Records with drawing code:
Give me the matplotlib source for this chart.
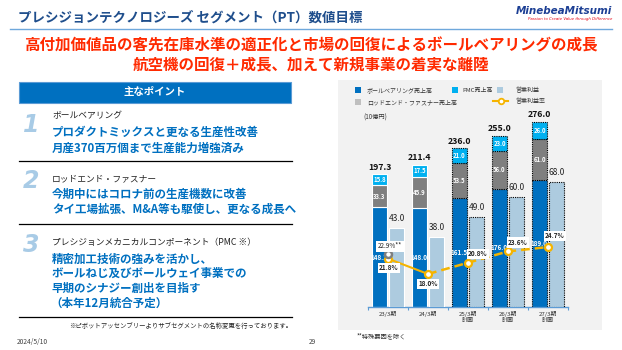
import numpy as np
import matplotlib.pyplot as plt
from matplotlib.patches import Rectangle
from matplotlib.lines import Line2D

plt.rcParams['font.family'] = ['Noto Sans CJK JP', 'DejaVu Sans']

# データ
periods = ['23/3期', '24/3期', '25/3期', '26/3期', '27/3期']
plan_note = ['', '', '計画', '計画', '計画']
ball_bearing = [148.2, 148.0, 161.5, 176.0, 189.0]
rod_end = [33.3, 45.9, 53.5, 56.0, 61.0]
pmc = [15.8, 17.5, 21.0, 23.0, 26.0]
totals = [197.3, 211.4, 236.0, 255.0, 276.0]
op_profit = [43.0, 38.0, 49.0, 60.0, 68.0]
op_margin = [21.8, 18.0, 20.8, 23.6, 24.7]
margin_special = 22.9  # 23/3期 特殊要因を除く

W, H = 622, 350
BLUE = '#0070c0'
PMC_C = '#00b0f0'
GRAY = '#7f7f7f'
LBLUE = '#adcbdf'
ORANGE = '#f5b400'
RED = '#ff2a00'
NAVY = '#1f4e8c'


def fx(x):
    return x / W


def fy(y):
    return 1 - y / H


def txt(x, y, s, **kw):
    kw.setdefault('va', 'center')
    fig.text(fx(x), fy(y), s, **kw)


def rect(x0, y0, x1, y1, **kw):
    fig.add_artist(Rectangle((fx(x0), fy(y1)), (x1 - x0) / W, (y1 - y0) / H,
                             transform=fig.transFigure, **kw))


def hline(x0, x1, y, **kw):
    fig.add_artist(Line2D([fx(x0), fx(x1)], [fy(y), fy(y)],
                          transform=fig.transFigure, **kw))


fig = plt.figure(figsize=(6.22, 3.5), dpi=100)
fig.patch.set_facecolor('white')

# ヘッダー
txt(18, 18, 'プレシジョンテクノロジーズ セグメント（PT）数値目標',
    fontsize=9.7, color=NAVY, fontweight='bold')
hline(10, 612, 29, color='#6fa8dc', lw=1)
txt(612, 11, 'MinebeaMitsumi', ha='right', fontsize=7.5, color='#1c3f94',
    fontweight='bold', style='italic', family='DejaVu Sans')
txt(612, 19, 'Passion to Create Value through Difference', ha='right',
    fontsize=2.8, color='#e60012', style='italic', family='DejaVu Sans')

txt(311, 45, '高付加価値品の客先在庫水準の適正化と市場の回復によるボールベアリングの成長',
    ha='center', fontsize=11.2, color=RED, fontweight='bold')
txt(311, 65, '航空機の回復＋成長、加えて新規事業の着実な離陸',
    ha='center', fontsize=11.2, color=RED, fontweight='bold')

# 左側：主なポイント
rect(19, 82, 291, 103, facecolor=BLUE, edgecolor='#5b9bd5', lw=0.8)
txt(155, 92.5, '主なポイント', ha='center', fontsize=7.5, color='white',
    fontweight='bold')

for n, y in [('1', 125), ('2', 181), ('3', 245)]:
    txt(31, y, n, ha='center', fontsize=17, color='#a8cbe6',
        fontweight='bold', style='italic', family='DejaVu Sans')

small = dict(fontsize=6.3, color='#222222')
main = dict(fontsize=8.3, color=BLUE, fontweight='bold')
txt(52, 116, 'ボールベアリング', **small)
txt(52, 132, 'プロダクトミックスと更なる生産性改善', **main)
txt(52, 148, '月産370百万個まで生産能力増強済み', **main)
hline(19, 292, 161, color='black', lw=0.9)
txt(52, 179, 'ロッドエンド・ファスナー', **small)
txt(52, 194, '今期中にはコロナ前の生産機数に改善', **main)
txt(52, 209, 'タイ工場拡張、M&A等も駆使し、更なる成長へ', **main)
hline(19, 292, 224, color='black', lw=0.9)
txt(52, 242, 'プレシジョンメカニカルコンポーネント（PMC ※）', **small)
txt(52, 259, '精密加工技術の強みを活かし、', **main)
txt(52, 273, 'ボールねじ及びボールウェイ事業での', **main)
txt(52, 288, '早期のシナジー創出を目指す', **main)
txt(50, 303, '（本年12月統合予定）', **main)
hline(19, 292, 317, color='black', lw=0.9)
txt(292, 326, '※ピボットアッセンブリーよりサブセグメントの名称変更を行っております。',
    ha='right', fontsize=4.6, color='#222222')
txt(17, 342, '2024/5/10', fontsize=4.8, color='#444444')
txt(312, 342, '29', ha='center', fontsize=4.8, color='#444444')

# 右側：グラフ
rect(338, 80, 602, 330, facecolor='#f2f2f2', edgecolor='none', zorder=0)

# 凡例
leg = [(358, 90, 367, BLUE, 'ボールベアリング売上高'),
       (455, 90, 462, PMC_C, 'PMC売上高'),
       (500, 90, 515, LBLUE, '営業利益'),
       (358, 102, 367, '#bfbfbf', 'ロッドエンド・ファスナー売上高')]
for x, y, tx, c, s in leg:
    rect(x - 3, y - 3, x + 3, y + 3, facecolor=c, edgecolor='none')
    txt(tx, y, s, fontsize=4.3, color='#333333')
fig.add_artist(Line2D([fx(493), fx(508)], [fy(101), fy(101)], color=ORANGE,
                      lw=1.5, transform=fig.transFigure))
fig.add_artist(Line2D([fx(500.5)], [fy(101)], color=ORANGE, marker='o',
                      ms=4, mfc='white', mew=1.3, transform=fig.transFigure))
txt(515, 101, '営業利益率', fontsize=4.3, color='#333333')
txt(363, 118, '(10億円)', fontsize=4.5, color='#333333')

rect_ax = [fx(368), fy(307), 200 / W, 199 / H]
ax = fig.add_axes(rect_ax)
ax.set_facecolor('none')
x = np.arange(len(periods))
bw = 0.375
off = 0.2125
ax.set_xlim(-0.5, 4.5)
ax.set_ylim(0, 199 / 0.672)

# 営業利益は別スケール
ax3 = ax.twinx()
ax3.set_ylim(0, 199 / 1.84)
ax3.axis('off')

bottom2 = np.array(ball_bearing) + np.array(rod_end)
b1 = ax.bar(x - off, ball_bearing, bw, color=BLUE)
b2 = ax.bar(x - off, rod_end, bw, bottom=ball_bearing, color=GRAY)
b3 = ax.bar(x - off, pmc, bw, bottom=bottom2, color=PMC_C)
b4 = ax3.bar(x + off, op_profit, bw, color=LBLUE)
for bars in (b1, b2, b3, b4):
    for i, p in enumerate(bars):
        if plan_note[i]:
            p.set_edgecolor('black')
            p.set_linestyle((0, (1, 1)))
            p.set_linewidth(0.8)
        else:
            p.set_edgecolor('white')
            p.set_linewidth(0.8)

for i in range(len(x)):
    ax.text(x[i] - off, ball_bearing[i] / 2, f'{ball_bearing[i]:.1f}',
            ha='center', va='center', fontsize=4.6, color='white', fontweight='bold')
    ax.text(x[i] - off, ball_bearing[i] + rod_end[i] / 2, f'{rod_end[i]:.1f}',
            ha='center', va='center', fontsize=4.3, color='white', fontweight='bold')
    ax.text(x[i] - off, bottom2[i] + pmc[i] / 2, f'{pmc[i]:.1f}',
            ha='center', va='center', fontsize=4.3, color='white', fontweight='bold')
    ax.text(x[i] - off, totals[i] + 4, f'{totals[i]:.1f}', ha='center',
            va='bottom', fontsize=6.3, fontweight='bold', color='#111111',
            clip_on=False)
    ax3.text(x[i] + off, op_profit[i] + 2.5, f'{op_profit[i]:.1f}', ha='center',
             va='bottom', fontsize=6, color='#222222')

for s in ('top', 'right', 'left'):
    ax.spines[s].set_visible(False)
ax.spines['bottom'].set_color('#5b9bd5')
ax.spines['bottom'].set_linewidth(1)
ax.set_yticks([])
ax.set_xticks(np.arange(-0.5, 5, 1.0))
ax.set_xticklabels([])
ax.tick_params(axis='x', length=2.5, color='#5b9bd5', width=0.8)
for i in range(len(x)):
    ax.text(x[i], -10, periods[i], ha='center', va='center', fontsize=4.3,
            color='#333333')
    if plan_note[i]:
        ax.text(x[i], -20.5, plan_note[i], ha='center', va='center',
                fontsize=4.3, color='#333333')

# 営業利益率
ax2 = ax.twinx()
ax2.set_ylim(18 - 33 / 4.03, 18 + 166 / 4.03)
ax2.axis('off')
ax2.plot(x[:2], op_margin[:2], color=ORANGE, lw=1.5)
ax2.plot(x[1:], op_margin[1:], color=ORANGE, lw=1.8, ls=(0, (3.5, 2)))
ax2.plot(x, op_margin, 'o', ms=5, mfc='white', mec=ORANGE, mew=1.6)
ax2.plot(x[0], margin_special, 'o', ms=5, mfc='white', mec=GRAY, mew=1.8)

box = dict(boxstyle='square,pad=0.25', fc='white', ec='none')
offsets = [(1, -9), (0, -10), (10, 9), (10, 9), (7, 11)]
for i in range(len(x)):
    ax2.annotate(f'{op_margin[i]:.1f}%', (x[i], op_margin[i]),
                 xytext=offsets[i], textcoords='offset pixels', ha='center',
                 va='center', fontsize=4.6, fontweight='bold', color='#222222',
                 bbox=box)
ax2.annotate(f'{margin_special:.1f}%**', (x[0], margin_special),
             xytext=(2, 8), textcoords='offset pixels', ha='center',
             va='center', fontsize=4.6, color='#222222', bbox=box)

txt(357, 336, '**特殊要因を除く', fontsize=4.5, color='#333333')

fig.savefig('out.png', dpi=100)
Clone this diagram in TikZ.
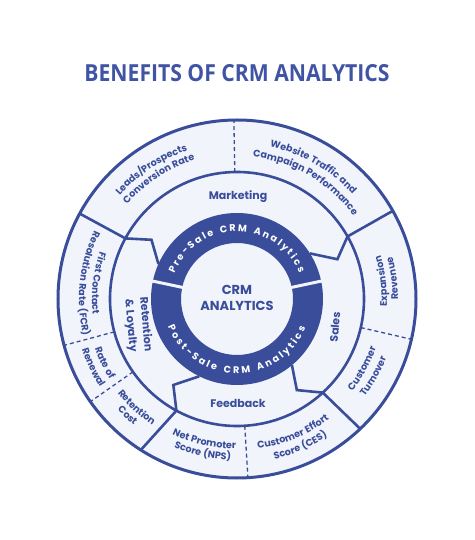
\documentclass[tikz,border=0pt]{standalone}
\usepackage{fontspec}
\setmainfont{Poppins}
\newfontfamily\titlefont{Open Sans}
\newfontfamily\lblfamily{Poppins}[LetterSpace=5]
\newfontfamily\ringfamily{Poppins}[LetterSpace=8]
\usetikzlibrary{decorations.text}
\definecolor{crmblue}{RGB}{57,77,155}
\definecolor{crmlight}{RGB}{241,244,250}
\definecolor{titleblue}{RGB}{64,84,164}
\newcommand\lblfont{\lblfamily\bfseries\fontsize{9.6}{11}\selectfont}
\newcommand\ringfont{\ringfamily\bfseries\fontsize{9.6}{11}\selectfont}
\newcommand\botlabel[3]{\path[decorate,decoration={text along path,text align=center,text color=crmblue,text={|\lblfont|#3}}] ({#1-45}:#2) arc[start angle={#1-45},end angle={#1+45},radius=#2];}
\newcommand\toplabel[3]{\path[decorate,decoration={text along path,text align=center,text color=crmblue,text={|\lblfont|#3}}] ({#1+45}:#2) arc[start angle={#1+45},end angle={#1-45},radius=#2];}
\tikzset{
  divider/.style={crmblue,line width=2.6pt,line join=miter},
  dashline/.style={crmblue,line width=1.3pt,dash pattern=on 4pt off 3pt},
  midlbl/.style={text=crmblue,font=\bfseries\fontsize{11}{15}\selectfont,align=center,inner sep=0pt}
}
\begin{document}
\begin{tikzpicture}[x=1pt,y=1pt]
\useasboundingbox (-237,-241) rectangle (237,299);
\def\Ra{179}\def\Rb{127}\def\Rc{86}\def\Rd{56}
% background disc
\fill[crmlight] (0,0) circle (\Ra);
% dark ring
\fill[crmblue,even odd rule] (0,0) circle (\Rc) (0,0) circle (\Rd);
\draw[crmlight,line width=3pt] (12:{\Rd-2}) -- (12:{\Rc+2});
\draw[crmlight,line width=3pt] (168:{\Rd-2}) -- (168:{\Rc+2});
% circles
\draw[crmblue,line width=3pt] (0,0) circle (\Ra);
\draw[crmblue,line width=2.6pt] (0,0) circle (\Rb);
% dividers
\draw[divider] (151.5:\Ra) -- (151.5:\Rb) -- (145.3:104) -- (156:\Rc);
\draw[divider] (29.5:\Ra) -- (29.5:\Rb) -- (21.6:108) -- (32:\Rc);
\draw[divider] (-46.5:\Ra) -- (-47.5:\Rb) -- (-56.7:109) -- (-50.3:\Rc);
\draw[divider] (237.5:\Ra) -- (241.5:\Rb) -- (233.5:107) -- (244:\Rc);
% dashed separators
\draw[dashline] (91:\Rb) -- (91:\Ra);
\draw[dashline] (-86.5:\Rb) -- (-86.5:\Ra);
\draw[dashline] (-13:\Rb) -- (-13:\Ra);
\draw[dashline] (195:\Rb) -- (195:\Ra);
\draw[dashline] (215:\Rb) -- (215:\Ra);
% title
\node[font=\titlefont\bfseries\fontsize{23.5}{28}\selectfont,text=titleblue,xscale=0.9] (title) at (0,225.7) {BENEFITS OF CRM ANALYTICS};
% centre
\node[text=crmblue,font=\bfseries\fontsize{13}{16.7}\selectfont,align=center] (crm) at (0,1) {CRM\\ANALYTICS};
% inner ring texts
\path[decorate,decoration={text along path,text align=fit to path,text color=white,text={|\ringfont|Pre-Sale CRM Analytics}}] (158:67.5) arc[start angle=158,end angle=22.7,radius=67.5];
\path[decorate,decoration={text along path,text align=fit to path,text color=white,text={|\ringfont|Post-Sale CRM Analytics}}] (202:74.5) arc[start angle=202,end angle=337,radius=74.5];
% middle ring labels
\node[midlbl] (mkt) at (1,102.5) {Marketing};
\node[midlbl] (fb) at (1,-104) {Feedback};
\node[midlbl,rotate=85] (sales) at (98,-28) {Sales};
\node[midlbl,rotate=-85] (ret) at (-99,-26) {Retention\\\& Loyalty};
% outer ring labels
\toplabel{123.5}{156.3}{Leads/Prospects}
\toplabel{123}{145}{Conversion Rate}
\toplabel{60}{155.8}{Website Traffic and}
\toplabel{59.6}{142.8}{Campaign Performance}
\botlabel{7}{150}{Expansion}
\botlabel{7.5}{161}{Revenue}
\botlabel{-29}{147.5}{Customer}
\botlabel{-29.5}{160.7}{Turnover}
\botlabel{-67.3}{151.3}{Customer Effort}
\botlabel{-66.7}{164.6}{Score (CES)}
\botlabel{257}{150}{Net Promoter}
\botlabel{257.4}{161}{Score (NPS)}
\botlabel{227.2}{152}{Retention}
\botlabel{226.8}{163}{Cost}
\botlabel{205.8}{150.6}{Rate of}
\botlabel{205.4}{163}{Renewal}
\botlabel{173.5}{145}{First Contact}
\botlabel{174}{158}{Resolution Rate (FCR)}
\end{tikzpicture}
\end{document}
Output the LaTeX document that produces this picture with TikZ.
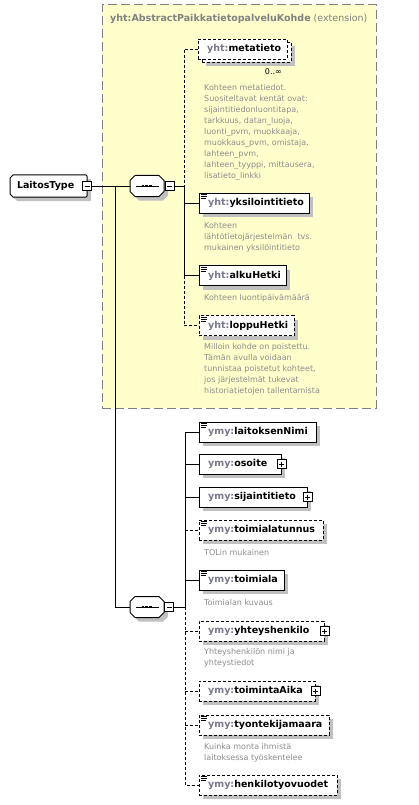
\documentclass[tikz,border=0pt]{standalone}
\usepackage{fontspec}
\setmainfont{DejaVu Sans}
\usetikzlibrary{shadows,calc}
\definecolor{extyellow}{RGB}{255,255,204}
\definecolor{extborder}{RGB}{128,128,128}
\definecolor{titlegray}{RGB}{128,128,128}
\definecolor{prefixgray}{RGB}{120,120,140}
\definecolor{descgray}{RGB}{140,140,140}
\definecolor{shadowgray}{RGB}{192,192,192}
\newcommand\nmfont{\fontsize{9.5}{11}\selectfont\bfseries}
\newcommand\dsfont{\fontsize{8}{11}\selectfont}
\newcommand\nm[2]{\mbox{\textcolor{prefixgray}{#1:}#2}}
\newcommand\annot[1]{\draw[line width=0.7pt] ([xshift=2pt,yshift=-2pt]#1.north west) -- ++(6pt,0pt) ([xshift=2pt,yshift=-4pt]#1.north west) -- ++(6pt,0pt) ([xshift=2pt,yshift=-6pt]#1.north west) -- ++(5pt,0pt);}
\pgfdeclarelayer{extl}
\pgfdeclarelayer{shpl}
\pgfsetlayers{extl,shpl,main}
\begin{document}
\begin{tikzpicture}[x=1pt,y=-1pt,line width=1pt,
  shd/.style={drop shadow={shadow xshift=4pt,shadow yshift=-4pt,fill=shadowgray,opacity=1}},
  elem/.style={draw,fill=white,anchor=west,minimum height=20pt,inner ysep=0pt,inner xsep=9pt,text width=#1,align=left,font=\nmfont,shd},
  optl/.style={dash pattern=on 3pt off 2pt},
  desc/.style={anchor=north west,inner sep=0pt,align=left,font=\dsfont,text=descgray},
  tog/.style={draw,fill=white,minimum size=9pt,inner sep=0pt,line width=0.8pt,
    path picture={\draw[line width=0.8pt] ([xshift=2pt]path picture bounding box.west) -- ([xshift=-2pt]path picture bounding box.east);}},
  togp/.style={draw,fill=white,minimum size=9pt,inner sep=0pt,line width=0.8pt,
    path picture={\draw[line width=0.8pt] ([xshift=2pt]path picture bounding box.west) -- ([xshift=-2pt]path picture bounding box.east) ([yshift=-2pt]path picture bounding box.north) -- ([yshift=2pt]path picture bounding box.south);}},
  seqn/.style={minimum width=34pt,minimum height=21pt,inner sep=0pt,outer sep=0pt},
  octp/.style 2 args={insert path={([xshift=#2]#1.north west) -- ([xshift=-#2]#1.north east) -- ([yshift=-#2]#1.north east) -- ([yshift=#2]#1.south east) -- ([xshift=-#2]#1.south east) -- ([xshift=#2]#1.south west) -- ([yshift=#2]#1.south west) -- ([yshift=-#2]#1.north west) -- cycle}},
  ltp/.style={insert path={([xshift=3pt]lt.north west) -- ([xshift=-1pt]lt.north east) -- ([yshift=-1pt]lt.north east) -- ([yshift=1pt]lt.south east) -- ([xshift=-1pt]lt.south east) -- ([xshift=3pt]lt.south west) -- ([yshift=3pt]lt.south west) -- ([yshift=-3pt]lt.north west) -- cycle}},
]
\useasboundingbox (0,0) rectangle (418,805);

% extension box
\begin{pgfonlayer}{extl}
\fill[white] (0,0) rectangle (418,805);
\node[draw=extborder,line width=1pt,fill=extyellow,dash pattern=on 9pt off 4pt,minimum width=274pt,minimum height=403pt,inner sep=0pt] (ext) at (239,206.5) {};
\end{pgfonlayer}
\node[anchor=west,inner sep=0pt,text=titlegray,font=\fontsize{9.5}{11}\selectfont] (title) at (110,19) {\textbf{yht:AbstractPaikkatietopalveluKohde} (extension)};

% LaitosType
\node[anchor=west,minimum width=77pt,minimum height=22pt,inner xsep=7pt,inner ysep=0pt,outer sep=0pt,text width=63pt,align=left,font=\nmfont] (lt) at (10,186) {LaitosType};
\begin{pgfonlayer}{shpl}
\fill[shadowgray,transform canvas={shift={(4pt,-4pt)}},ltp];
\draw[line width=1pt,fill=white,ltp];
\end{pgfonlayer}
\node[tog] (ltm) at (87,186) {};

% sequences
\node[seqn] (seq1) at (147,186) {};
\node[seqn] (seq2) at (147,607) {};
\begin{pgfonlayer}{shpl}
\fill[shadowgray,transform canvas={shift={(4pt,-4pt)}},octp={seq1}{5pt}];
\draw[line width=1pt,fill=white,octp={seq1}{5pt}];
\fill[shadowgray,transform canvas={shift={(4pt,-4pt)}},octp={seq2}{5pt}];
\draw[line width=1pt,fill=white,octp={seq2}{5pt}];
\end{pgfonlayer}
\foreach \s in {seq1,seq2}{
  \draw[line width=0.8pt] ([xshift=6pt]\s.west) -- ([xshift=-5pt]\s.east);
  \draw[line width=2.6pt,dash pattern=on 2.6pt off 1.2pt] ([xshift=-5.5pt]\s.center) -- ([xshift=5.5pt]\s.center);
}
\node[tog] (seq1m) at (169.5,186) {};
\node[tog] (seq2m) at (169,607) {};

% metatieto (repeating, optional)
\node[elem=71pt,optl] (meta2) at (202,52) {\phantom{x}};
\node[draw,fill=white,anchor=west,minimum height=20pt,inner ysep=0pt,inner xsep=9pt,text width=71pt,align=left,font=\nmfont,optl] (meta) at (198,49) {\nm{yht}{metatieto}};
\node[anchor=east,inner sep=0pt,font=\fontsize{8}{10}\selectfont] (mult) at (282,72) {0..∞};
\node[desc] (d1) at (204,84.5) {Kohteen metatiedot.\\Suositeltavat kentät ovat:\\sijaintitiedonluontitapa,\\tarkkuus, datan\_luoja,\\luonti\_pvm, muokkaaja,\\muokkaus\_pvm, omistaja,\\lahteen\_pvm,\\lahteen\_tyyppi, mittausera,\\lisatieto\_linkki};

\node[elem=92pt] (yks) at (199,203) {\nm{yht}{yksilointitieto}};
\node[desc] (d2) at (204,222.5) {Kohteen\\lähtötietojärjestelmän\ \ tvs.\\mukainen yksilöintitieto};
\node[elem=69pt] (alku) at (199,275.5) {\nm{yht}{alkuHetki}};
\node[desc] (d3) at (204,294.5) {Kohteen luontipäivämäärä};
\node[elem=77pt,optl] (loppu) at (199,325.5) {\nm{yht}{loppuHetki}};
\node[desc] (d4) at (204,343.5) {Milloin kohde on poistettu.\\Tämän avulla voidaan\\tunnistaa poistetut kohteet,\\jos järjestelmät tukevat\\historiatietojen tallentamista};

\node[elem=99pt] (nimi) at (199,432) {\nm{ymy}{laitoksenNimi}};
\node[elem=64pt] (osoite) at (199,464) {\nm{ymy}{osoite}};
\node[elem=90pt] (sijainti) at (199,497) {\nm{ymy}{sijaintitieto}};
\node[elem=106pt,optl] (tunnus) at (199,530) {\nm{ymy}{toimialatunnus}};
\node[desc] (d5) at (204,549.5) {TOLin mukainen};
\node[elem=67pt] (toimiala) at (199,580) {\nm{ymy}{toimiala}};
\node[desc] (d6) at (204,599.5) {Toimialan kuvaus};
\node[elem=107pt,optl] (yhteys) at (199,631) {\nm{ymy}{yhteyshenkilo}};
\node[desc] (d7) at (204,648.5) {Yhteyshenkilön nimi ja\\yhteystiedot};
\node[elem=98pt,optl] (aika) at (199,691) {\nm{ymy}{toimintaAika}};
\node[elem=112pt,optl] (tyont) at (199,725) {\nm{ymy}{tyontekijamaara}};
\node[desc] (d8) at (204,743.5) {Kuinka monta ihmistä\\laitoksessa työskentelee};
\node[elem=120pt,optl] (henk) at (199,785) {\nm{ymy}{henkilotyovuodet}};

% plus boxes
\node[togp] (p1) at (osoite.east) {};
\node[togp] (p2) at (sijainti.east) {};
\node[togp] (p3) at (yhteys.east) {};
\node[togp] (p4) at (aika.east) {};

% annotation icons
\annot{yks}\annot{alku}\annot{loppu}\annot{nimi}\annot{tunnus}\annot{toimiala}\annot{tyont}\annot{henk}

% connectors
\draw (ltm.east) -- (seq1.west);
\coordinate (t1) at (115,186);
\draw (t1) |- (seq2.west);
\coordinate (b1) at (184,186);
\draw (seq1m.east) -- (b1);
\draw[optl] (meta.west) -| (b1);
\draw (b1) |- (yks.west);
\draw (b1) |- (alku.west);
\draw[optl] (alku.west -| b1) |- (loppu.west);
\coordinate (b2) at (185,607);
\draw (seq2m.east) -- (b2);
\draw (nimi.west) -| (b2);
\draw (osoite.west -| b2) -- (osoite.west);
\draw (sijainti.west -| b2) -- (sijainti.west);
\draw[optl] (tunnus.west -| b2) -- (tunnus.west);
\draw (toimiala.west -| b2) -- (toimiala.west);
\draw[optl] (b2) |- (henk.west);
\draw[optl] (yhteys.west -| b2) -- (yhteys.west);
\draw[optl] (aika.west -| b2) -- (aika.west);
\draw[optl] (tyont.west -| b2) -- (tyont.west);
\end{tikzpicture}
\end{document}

### DIRECTION
Without the pictures, return the listing above from its first line through the line that has "NAVY = '#1f4e8c'".

### TASK ANSWER
Give me the matplotlib source for this chart.
import numpy as np
import matplotlib.pyplot as plt
from matplotlib.patches import Rectangle
from matplotlib.lines import Line2D

plt.rcParams['font.family'] = ['Noto Sans CJK JP', 'DejaVu Sans']

# データ
periods = ['23/3期', '24/3期', '25/3期', '26/3期', '27/3期']
plan_note = ['', '', '計画', '計画', '計画']
ball_bearing = [148.2, 148.0, 161.5, 176.0, 189.0]
rod_end = [33.3, 45.9, 53.5, 56.0, 61.0]
pmc = [15.8, 17.5, 21.0, 23.0, 26.0]
totals = [197.3, 211.4, 236.0, 255.0, 276.0]
op_profit = [43.0, 38.0, 49.0, 60.0, 68.0]
op_margin = [21.8, 18.0, 20.8, 23.6, 24.7]
margin_special = 22.9  # 23/3期 特殊要因を除く

W, H = 622, 350
BLUE = '#0070c0'
PMC_C = '#00b0f0'
GRAY = '#7f7f7f'
LBLUE = '#adcbdf'
ORANGE = '#f5b400'
RED = '#ff2a00'
NAVY = '#1f4e8c'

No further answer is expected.